Comprehensive Analysis
This valuation, based on the market price of $3.80 as of November 3, 2025, indicates that Polar Power Inc. is likely overvalued. A triangulated valuation approach, weighing asset-based methods most heavily due to the company's unprofitability, points to a significant downside. With negative earnings and EBITDA, traditional multiples like P/E are not applicable. While its Price-to-Sales ratio is approximately 0.80x, this is risky for a company with shrinking revenues. Similarly, a cash-flow approach is not possible due to negative free cash flow and a lack of dividends.
The most reliable anchor for POLA's valuation is its tangible book value per share of $2.78. The stock currently trades at a 1.37x multiple to this value. For a company that is unprofitable, burning cash, and has a high debt load, paying a premium to its tangible asset value is difficult to justify. A fair value multiple would likely be at or below its tangible book value. Applying a 1.0x to 1.2x multiple on the tangible book value per share yields a fair value range of $2.78 – $3.34.
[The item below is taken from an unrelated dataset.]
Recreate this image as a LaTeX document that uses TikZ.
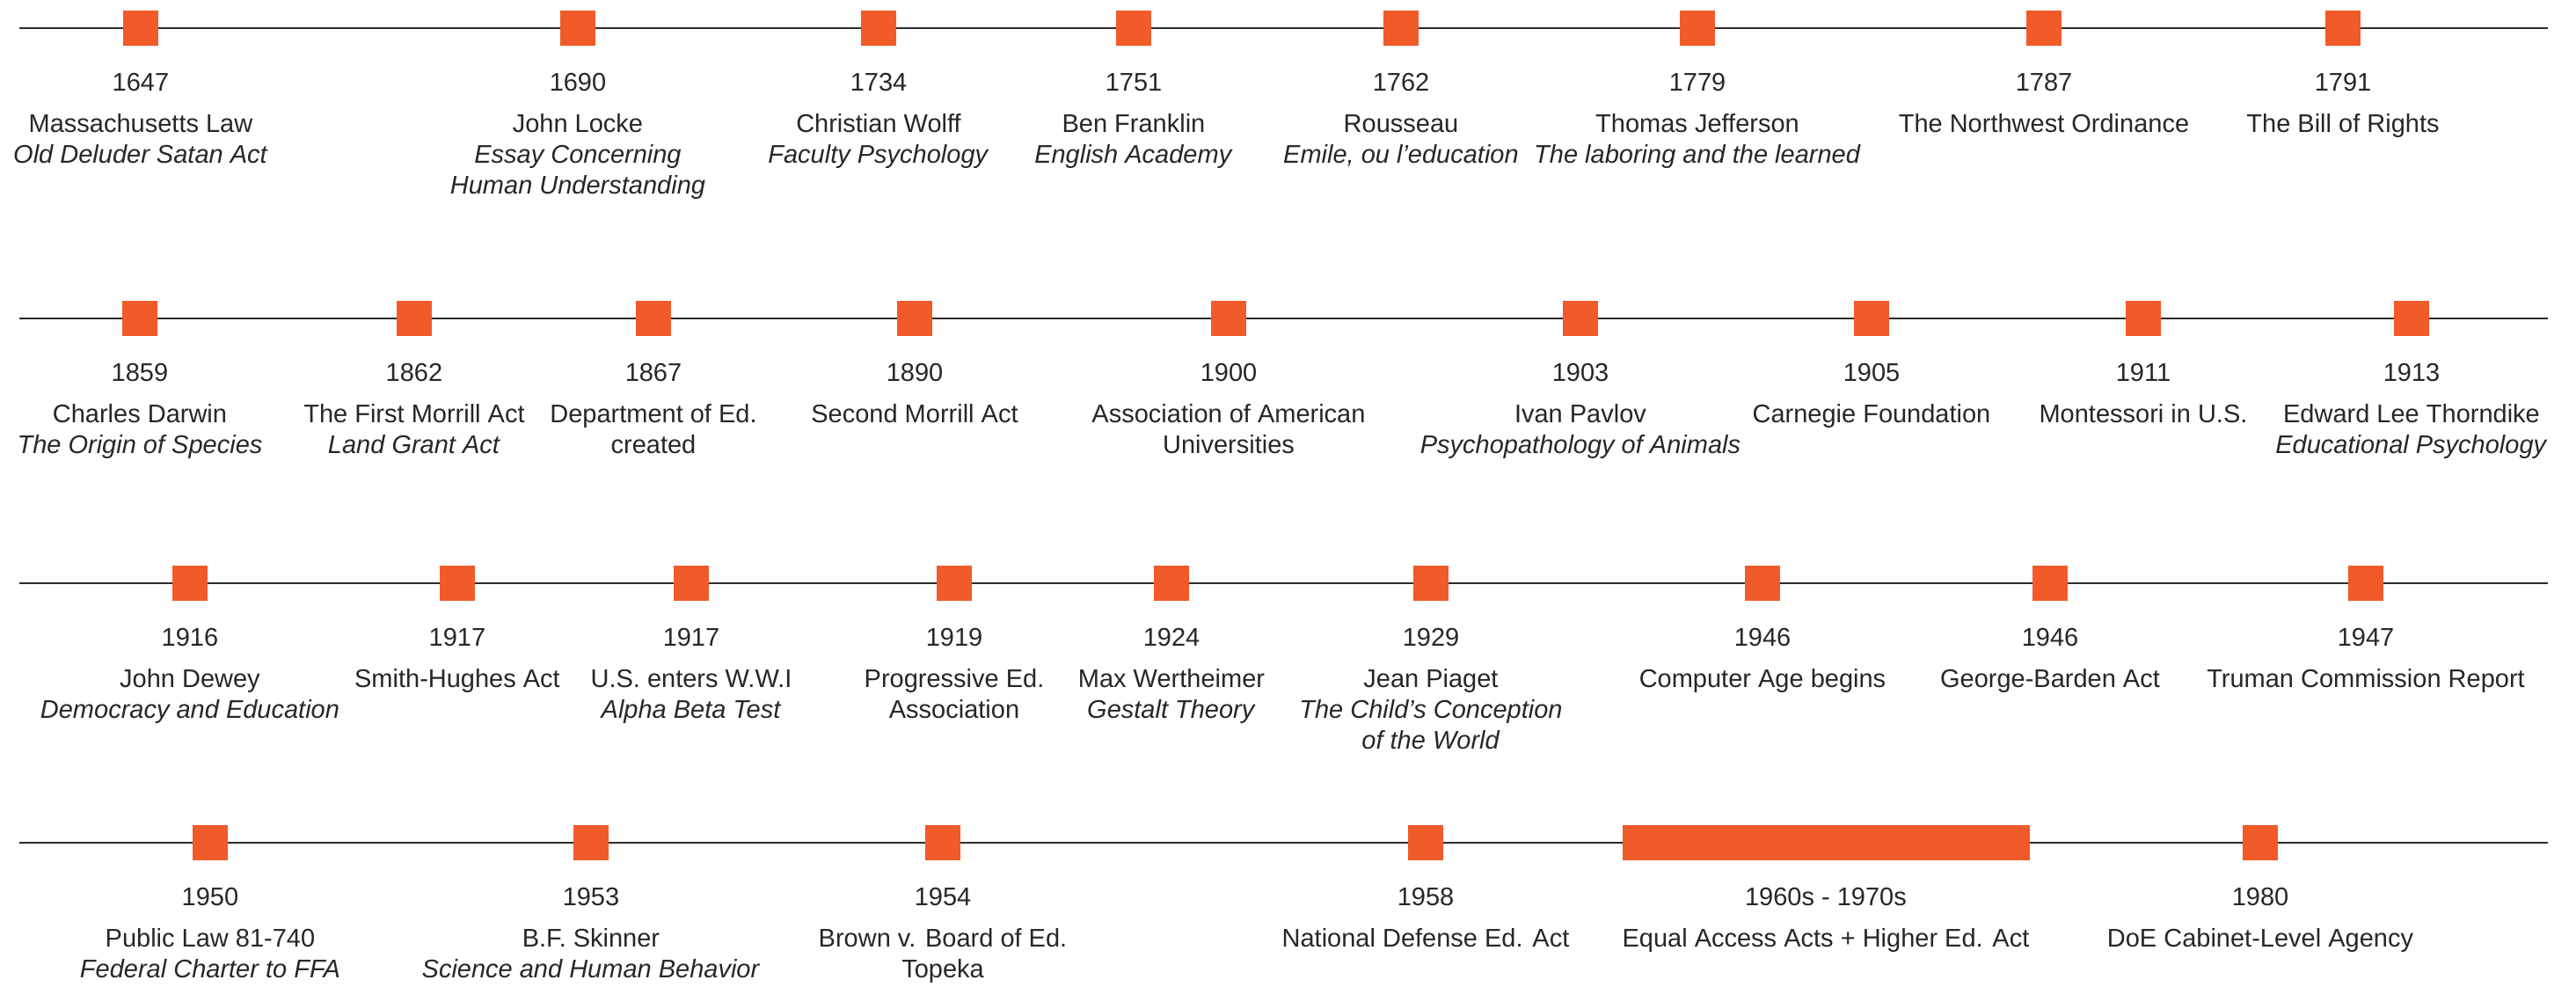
\documentclass[tikz,border=0pt]{standalone}
\usepackage{fontspec}
\setmainfont{Liberation Sans}
\definecolor{accent}{RGB}{241,90,41}
\definecolor{linegray}{RGB}{45,42,43}
\definecolor{txt}{RGB}{40,38,39}
\tikzset{
  tl/.style={line width=1.3pt, draw=linegray},
  evsq/.style={rectangle, fill=accent, draw=none, minimum size=20pt, inner sep=0pt},
  evbar/.style={rectangle, fill=accent, draw=none, minimum width=231.5pt, minimum height=20pt, inner sep=0pt},
  yr/.style={anchor=base, inner sep=0pt, text=txt, font=\fontsize{14.5}{17.5}\selectfont},
  desc/.style={anchor=north, align=center, inner sep=0pt, text=txt,
    font=\fontsize{14.5}{17.5}\selectfont},
}
% first line baseline of a description at y+118 px; strut height 12.25pt = 24.5px
\newcommand\tlevent[5]{%
  \node[evsq] (#1) at (#2,#3) {};
  \node[yr] (#1y) at (#2,#3+71) {#4};
  \node[desc] (#1d) at (#2,#3+93.5) {\strut #5};
}
\begin{document}
\begin{tikzpicture}[x=0.5pt,y=-0.5pt]
\fill[white] (0,0) rectangle (2929,1121);
\useasboundingbox (0,0) rectangle (2929,1121);
% timelines
\coordinate (r1a) at (22,32);  \coordinate (r1b) at (2897,32);
\coordinate (r2a) at (22,362); \coordinate (r2b) at (2897,362);
\coordinate (r3a) at (22,663); \coordinate (r3b) at (2897,663);
\coordinate (r4a) at (22,958); \coordinate (r4b) at (2897,958);
\draw[tl] (r1a) -- (r1b);
\draw[tl] (r2a) -- (r2b);
\draw[tl] (r3a) -- (r3b);
\draw[tl] (r4a) -- (r4b);
% row 1
\tlevent{e1647}{160}{32}{1647}{Massachusetts Law\\\textit{Old Deluder Satan Act}}
\tlevent{e1690}{657}{32}{1690}{John Locke\\\textit{Essay Concerning}\\\textit{Human Understanding}}
\tlevent{e1734}{999}{32}{1734}{Christian Wolff\\\textit{Faculty Psychology}}
\tlevent{e1751}{1289}{32}{1751}{Ben Franklin\\\textit{English Academy}}
\tlevent{e1762}{1593}{32}{1762}{Rousseau\\\textit{Emile, ou l'education}}
\tlevent{e1779}{1930}{32}{1779}{Thomas Jefferson\\\textit{The laboring and the learned}}
\tlevent{e1787}{2324}{32}{1787}{The Northwest Ordinance}
\tlevent{e1791}{2664}{32}{1791}{The Bill of Rights}
% row 2
\tlevent{e1859}{159}{362}{1859}{Charles Darwin\\\textit{The Origin of Species}}
\tlevent{e1862}{471}{362}{1862}{The First Morrill Act\\\textit{Land Grant Act}}
\tlevent{e1867}{743}{362}{1867}{Department of Ed.\\created}
\tlevent{e1890}{1040}{362}{1890}{Second Morrill Act}
\tlevent{e1900}{1397}{362}{1900}{Association of American\\Universities}
\tlevent{e1903}{1797}{362}{1903}{Ivan Pavlov\\\textit{Psychopathology of Animals}}
\tlevent{e1905}{2128}{362}{1905}{Carnegie Foundation}
\tlevent{e1911}{2437}{362}{1911}{Montessori in U.S.}
\tlevent{e1913}{2742}{362}{1913}{Edward Lee Thorndike\\\textit{Educational Psychology}}
% row 3
\tlevent{e1916}{216}{663}{1916}{John Dewey\\\textit{Democracy and Education}}
\tlevent{e1917a}{520}{663}{1917}{Smith-Hughes Act}
\tlevent{e1917b}{786}{663}{1917}{U.S. enters W.W.I\\\textit{Alpha Beta Test}}
\tlevent{e1919}{1085}{663}{1919}{Progressive Ed.\\Association}
\tlevent{e1924}{1332}{663}{1924}{Max Wertheimer\\\textit{Gestalt Theory}}
\tlevent{e1929}{1627}{663}{1929}{Jean Piaget\\\textit{The Child's Conception}\\\textit{of the World}}
\tlevent{e1946a}{2004}{663}{1946}{Computer Age begins}
\tlevent{e1946b}{2331}{663}{1946}{George-Barden Act}
\tlevent{e1947}{2690}{663}{1947}{Truman Commission Report}
% row 4
\tlevent{e1950}{239}{958}{1950}{Public Law 81-740\\\textit{Federal Charter to FFA}}
\tlevent{e1953}{672}{958}{1953}{B.F. Skinner\\\textit{Science and Human Behavior}}
\tlevent{e1954}{1072}{958}{1954}{Brown v. Board of Ed.\\Topeka}
\tlevent{e1958}{1621}{958}{1958}{National Defense Ed. Act}
\node[evbar] (e1960) at (2076,958) {};
\node[yr] (e1960y) at (2076,958+71) {1960s - 1970s};
\node[desc] (e1960d) at (2076,958+93.5) {\strut Equal Access Acts + Higher Ed. Act};
\tlevent{e1980}{2570}{958}{1980}{DoE Cabinet-Level Agency}
\end{tikzpicture}
\end{document}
In conclusion, the asset-based valuation, which we weight most heavily, suggests the stock is overvalued. The multiples approach confirms that even with a low P/S ratio, the context of declining sales and unprofitability makes it an unattractive value proposition. The lack of positive cash flow or dividends removes another potential pillar of valuation support. Combining these methods results in a triangulated fair value estimate of $2.78 – $3.34, well below the current market price.